It's a hell of a reminder not to take things for granted. Milo becoming ours is what we wanted but it wasn't an easy thing either. If you speak to Quentin, please tell him that he will always be welcome to see him and that words don't express how grateful we are for him.
I think it's too soon for all that. If I see him, I'll make sure he knows you guys are still filing for the adoption. Anything beyond that, I don't know. He passed out the first time he saw Milo.
I don't think it's something any of us can truly empathise with. Not on the level he's facing it. But it's okay, I at least got him to consider a session with Gabe.
Thank god for that. I was going to ask if you'd managed to get him to think about that at all. I know from experience how much talking to Gabe can help.
One of many things he's probably been thinking about. That, and the fact the hospital legal department felt the need to assume that because he's the baby's father, he would want to make funeral arrangements for the mother. He just told them to call her family. Took balls.
I've put in a complaint. He shut it down. I don't think he's been thinking about anything but Milo. If anything, he's probably extensively angry at her for being the cause of the baby's pain.
It's not something to be just thrown at him like that. I'm glad he put a stop to that. It's not his issue to deal with. Milo's problems are more than enough for him without Sophie in the picture. My heart breaks for that lad.

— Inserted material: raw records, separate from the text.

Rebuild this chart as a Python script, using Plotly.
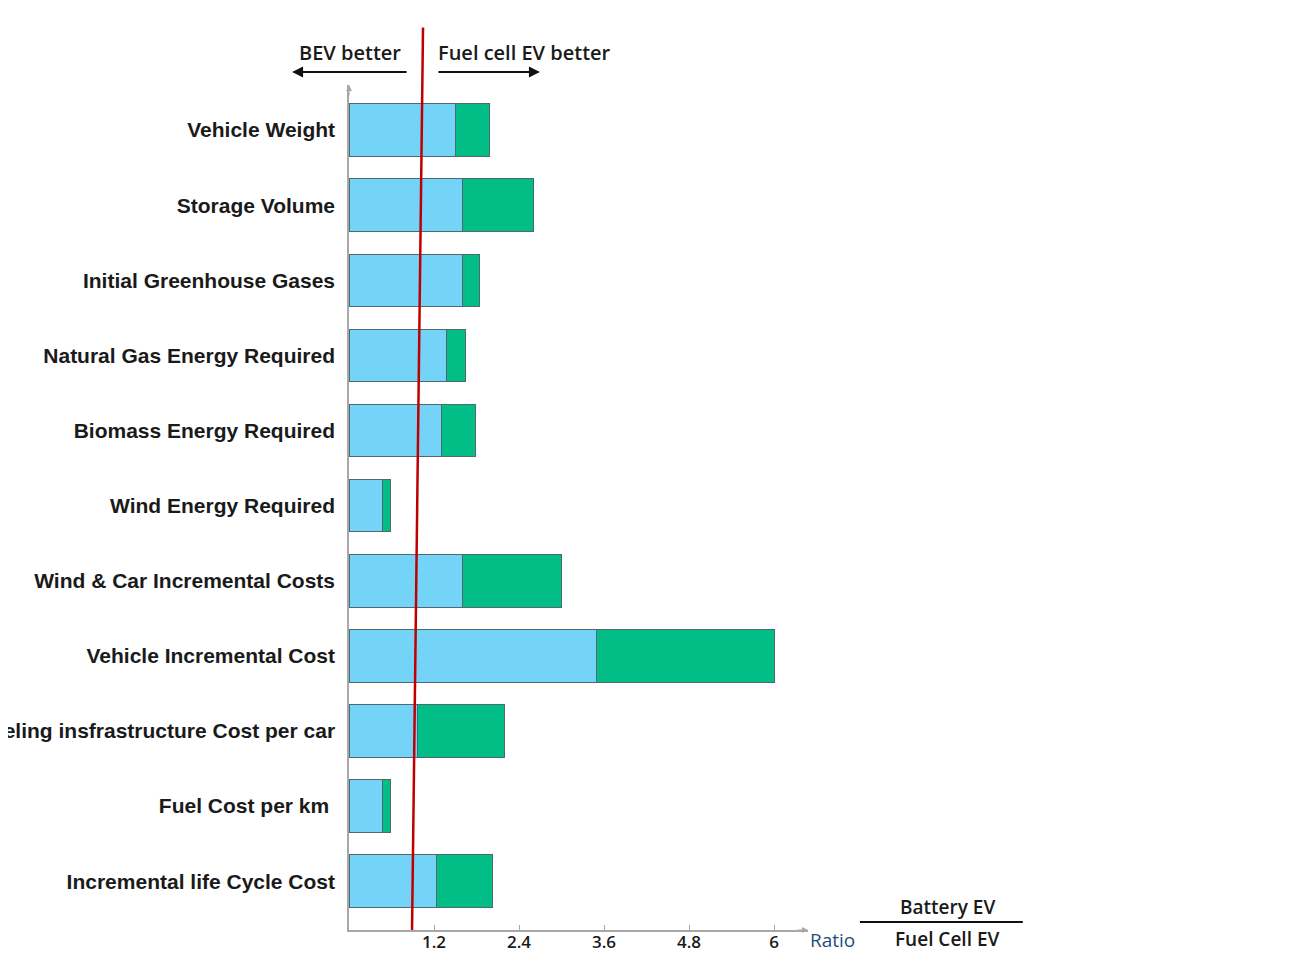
import plotly.graph_objects as go

# ratio Battery EV / Fuel Cell EV
categories = [
    "Vehicle Weight",
    "Storage Volume",
    "Initial Greenhouse Gases",
    "Natural Gas Energy Required",
    "Biomass Energy Required",
    "Wind Energy Required",
    "Wind & Car Incremental Costs",
    "Vehicle Incremental Cost",
    "Refueling insfrastructure Cost per car",
    "Fuel Cost per km ",
    "Incremental life Cycle Cost",
]
blue_end = [1.50, 1.60, 1.60, 1.38, 1.30, 0.47, 1.60, 3.50, 0.97, 0.47, 1.23]
green_end = [1.99, 2.60, 1.84, 1.64, 1.79, 0.59, 3.00, 6.01, 2.19, 0.59, 2.02]
tick_vals = [1.2, 2.4, 3.6, 4.8, 6]
tick_text = ["1.2", "2.4", "3.6", "4.8", "6"]
parity_top, parity_bottom = 1.045, 0.89  # the red line leans a little

BLUE = "#74d4f8"
GREEN = "#00be85"
EDGE = "#50686e"
TEXT = "#1a1a1a"
LABEL_FONT = "Liberation Sans, Arial, sans-serif"
NOTE_FONT = "Open Sans, sans-serif"

green_len = [g - b for g, b in zip(green_end, blue_end)]

fig = go.Figure()
fig.add_trace(go.Bar(y=categories, x=blue_end, orientation="h", width=0.7,
                     marker={"color": BLUE, "line": {"color": EDGE, "width": 1}},
                     showlegend=False))
fig.add_trace(go.Bar(y=categories, x=green_len, orientation="h", width=0.7,
                     marker={"color": GREEN, "line": {"color": EDGE, "width": 1}},
                     showlegend=False))

# page body has an 8px margin, so the figure is a bit smaller than the window
fig.update_layout(
    barmode="stack",
    width=1273,
    height=945,
    plot_bgcolor="white",
    paper_bgcolor="white",
    margin={"l": 341, "r": 473, "t": 77, "b": 23},
    font={"family": LABEL_FONT, "size": 18, "color": TEXT},
)
fig.update_xaxes(
    range=[0, 6.48], tickvals=tick_vals, ticktext=tick_text, automargin=False,
    showline=True, linecolor="#a8a8a8", linewidth=1.5, showgrid=False, zeroline=False,
    ticks="inside", ticklen=5, tickcolor="#a8a8a8", ticklabelstandoff=-4,
    tickfont={"family": NOTE_FONT, "size": 17, "color": TEXT, "weight": 600},
)
fig.update_yaxes(
    range=[10.65, -0.6], showline=True, linecolor="#a8a8a8", linewidth=1.5,
    showgrid=False, ticks="", ticklabelstandoff=8, automargin=False,
    tickfont={"family": LABEL_FONT, "size": 21, "color": TEXT, "weight": "bold"},
)

# parity line
fig.add_shape(type="line", xref="x", yref="paper", x0=parity_top, y0=1.068,
              x1=parity_bottom, y1=0, line={"color": "#c00000", "width": 2.5})

# axis arrowheads
fig.add_annotation(x=0, y=1.0, xref="paper", yref="paper", ax=0, ay=12, text="",
                   showarrow=True, arrowhead=2, arrowsize=1, arrowwidth=1.2, arrowcolor="#a8a8a8")
fig.add_annotation(x=1.0, y=0, xref="paper", yref="paper", ax=-12, ay=0, text="",
                   showarrow=True, arrowhead=2, arrowsize=1, arrowwidth=1.2, arrowcolor="#a8a8a8")

top_note = {"family": NOTE_FONT, "size": 20, "color": TEXT, "weight": 600}
note = {"family": NOTE_FONT, "size": 19, "color": TEXT, "weight": 600}

# direction labels
fig.add_annotation(x=0.002, y=1.038, xref="paper", yref="paper", text="BEV better",
                   showarrow=False, xanchor="center", yanchor="middle", font=top_note)
fig.add_annotation(x=-0.124, y=1.0154, xref="paper", yref="paper", ax=116, ay=0,
                   text="", showarrow=True, arrowhead=2,
                   arrowsize=1.1, arrowwidth=2, arrowcolor="#111111")
fig.add_annotation(x=0.383, y=1.038, xref="paper", yref="paper", text="Fuel cell EV better",
                   showarrow=False, xanchor="center", yanchor="middle", font=top_note)
fig.add_annotation(x=0.416, y=1.0154, xref="paper", yref="paper", ax=-103, ay=0,
                   text="", showarrow=True, arrowhead=2,
                   arrowsize=1.1, arrowwidth=2, arrowcolor="#111111")

# ratio label
fig.add_annotation(x=1.054, y=-0.012, xref="paper", yref="paper", text="Ratio",
                   showarrow=False, xanchor="center", yanchor="middle",
                   font={"family": NOTE_FONT, "size": 19, "color": "#1f4e79"})
fig.add_annotation(x=1.303, y=0.027, xref="paper", yref="paper", text="Battery EV",
                   showarrow=False, xanchor="center", yanchor="middle", font=note)
fig.add_annotation(x=1.303, y=-0.011, xref="paper", yref="paper", text="Fuel Cell EV",
                   showarrow=False, xanchor="center", yanchor="middle", font=note)
fig.add_shape(type="line", xref="paper", yref="paper", x0=1.113, x1=1.468, y0=0.0095, y1=0.0095,
              line={"color": "#111111", "width": 2})

fig.write_html("out.html")
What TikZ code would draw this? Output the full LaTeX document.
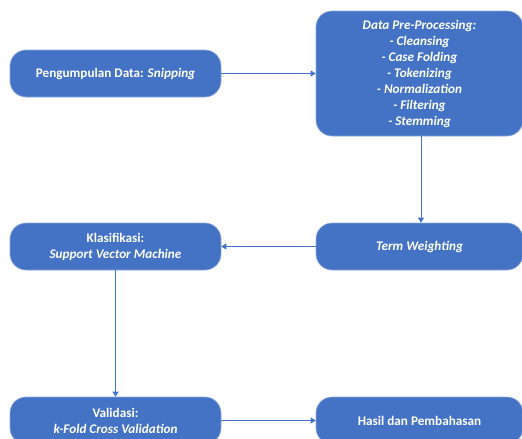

His whole life lately has just been thrown at him. He's a really good guy, and from what I know of him, this whole choice would have torn his heart out, but he would have done it for Milo. Just like what he did for him back when he went to prison.
From what you've told me about him, he really does sound like a sweetheart. He wouldn't have gone to prison to protect his son if he were an arse. It just makes me that much more determined to take care of the little one.
I fell in love with Milo from the start. If you ask Luke... I've wanted him since day one. We've wanted a baby for a long time, and this wasn't ever how we foresaw it happening, but both of us dealt with what we were feeling in our own way, and realized that we both really wanted to help him and love him. We want to be his parents, and both of us are hoping like hell that's not a short-term role to be filled.
I don't know if Quentin will ultimately want involvement. He might feel like he's intruding on you guys, but he trusts you. I know that much. He was asking all the understandable questions.
As any parent who loves their child would. Whether he does or he doesn't, it's there if he wants to. We won't see him as intruding. He just made the choice to give us one of the most beautiful gifts anyone ever could. It breaks my heart to imagine what all the poor guy's been through, and now going through something as difficult as giving up his wee son altogether... It hurts to even imagine.